How to Build a Business Continuity Plan for IT Companies
IT companies have specific continuity risks that a generic template won't cover. This guide walks through building a plan suited to your environment.
IT companies have specific continuity risks that a generic template won't cover. This guide walks through building a plan suited to your environment.
A business continuity plan for an IT company maps out exactly how the firm keeps delivering services when something goes wrong, whether that’s a ransomware attack, a data center fire, or a cloud provider outage. The plan ties together risk analysis, redundant infrastructure, communication protocols, and recovery procedures into a single operational playbook. For IT firms specifically, the stakes compound quickly: your clients depend on your uptime to maintain their own operations, and research consistently shows that unplanned downtime costs mid-size businesses upward of $100,000 per hour. Getting this plan right is less about checking a compliance box and more about making sure the company survives a bad week.

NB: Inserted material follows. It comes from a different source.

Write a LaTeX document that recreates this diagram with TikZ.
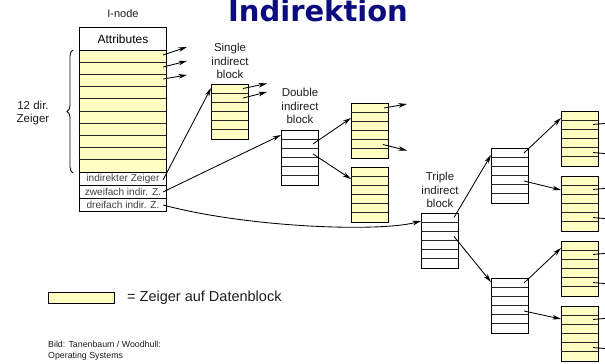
\documentclass[tikz,border=0pt]{standalone}
\usepackage{fontspec}
\setmainfont{Liberation Sans}
\newfontfamily\titlefont{DejaVu Sans}
\usetikzlibrary{arrows.meta,calc,decorations.pathreplacing}
\definecolor{ptrfill}{RGB}{255,255,196}
\definecolor{titleblue}{RGB}{12,12,128}
\definecolor{txt}{RGB}{30,30,30}
\newcommand\mkblock[4]{%
  \node[blk,fill=#4] (#1) at (#2,#3) {};
  \foreach \k in {1,...,5}{\draw[rowline] ($(#1.north west)+(0,\k*55/6)$) -- ++(37,0);}
}
\begin{document}
\begin{tikzpicture}[x=1pt,y=-1pt,
  blk/.style={draw=black,line width=0.9pt,inner sep=0pt,minimum width=37pt,minimum height=55pt,anchor=north west},
  rowline/.style={line width=0.75pt,draw=black!85},
  inbox/.style={draw=black,line width=0.9pt,inner sep=0pt,minimum width=87pt,anchor=north west},
  ptr/.style={line width=0.85pt,-{Stealth[length=8.5pt,width=4.6pt,inset=2.5pt]}},
  lbl/.style={font=\fontsize{11.5}{13.5}\selectfont,align=center,text=txt},
  rowtxt/.style={font=\fontsize{10.1}{11}\selectfont,text=black!75},
]
\clip (0,0) rectangle (605,364);
\fill[white] (0,0) rectangle (605,364);

% title
\node[font=\titlefont\bfseries\fontsize{29}{30}\selectfont,text=titleblue,anchor=base] (title) at (318,21) {Indirektion};

% I-node
\node[lbl,font=\fontsize{11}{13}\selectfont] (inodelbl) at (123,14) {I-node};
\node[inbox,minimum height=23pt,font=\fontsize{12}{14}\selectfont] (attr) at (79,27) {Attributes};
\node[inbox,minimum height=122pt,fill=ptrfill] (direct) at (79,50) {};
\foreach \k in {1,...,9}{\draw[rowline] ($(direct.north west)+(0,\k*12.2)$) -- ++(87,0);}
\node[inbox,minimum height=13pt,rowtxt] (ind1) at (79,172) {indirekter Zeiger};
\node[inbox,minimum height=13pt,rowtxt] (ind2) at (79,185) {zweifach indir. Z.};
\node[inbox,minimum height=12.5pt,rowtxt] (ind3) at (79,198) {dreifach indir. Z.};

% brace
\draw[line width=0.8pt,decorate,decoration={brace,amplitude=6pt,mirror}] (73,50) -- (73,173);
\node[lbl,font=\fontsize{11.5}{13}\selectfont] (zlbl) at (33,113) {12 dir.\\Zeiger};

% direct pointers
\coordinate (d1) at (163,55); \coordinate (d1e) at (187,47);
\coordinate (d2) at (163,67); \coordinate (d2e) at (187,61);
\coordinate (d3) at (163,79); \coordinate (d3e) at (187,75);
\draw[ptr] (d1) -- (d1e);
\draw[ptr] (d2) -- (d2e);
\draw[ptr] (d3) -- (d3e);

% blocks
\mkblock{single}{211}{84}{ptrfill}
\mkblock{double}{281}{130}{white}
\mkblock{yA}{351}{103}{ptrfill}
\mkblock{yB}{351}{167}{ptrfill}
\mkblock{triple}{421}{213}{white}
\mkblock{wA}{491}{148}{white}
\mkblock{wB}{491}{278}{white}
\mkblock{cA}{561}{111}{ptrfill}
\mkblock{cB}{561}{176}{ptrfill}
\mkblock{cC}{561}{241}{ptrfill}
\mkblock{cD}{561}{306}{ptrfill}

% labels
\node[lbl] (slbl) at (230,61) {Single\\indirect\\block};
\node[lbl] (dlbl) at (300,106) {Double\\indirect\\block};
\node[lbl] (tlbl) at (440,190) {Triple\\indirect\\block};

% indirect pointers from i-node
\coordinate (p1) at (163,180);
\coordinate (p2) at (163,192);
\coordinate (p3) at (163,205);
\draw[ptr] (p1) -- ($(single.north west)+(0,4)$);
\draw[ptr] (p2) -- ($(double.north west)+(0,5)$);
\draw[ptr] (p3) .. controls (250,228) and (380,232) .. ($(triple.north west)+(0,8)$);

% single block pointers
\draw[ptr] ($(single.north west)+(32,4.5)$) -- ++(24,-5);
\draw[ptr] ($(single.north west)+(32,14)$) -- ++(24,-6);

% double block pointers
\draw[ptr] ($(double.north west)+(32,14)$) -- ($(yA.north west)+(0,15)$);
\draw[ptr] ($(double.north west)+(32,24)$) -- ($(yB.north west)+(0,12)$);

% yA pointers
\draw[ptr] ($(yA.north west)+(33,5)$) -- ++(23,-4);
\draw[ptr] ($(yA.north west)+(32,41.5)$) -- ++(24,6);

% triple pointers
\draw[ptr] ($(triple.north west)+(33,4.5)$) -- ($(wA.north west)+(0,7)$);
\draw[ptr] ($(triple.north west)+(33,23.5)$) -- ($(wB.north west)+(0,4)$);

% second level pointers
\draw[ptr] ($(wA.north west)+(33,5)$) -- ($(cA.north west)+(0,7)$);
\draw[ptr] ($(wA.north west)+(33,33)$) -- ($(cB.north west)+(0,14)$);
\draw[ptr] ($(wB.north west)+(33,5)$) -- ($(cC.north west)+(0,7)$);
\draw[ptr] ($(wB.north west)+(33,33)$) -- ($(cD.north west)+(0,13)$);

% pointers leaving the picture
\foreach \b in {cA,cB,cC,cD}{
  \draw[ptr] ($(\b.north west)+(32,13.5)$) -- ++(22,-2);
  \draw[ptr] ($(\b.north west)+(32,41.5)$) -- ++(22,2);
}

% legend
\node[draw=black,line width=0.9pt,fill=ptrfill,minimum width=66pt,minimum height=11pt,inner sep=0pt,anchor=north west] (legend) at (48,292) {};
\node[anchor=west,font=\fontsize{14.5}{17}\selectfont,text=txt,inner sep=0pt] (legtxt) at (127,297.5) {= Zeiger auf Datenblock};

% credit
\node[anchor=north west,align=left,font=\fontsize{8.8}{11}\selectfont,text=txt,inner sep=0pt] (credit) at (48,341) {Bild: Tanenbaum / Woodhull:\\Operating Systems};
\end{tikzpicture}
\end{document}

Every continuity plan starts with a business impact analysis, which forces you to answer a deceptively simple question: if each system went down right now, how bad would it get and how fast? The analysis produces two numbers for every critical service. The Recovery Time Objective is the longest a system can stay offline before the business takes unacceptable damage. The Recovery Point Objective is the maximum amount of recent data you can afford to lose, measured in time, such as the last 15 minutes of transactions or the last four hours of database writes.
NIST Special Publication 800-34 adds a third metric worth tracking: Maximum Tolerable Downtime, which represents the total outage duration a business process can absorb, including recovery time, before the consequences become irreversible. Your RTO must fit inside your MTD, or the math doesn’t work. As NIST puts it, the RTO “defines the maximum amount of time that a system resource can remain unavailable before there is an unacceptable impact on other system resources, supported mission/business processes, and the MTD.”1NIST. Contingency Planning Guide for Federal Information Systems (SP 800-34 Rev. 1)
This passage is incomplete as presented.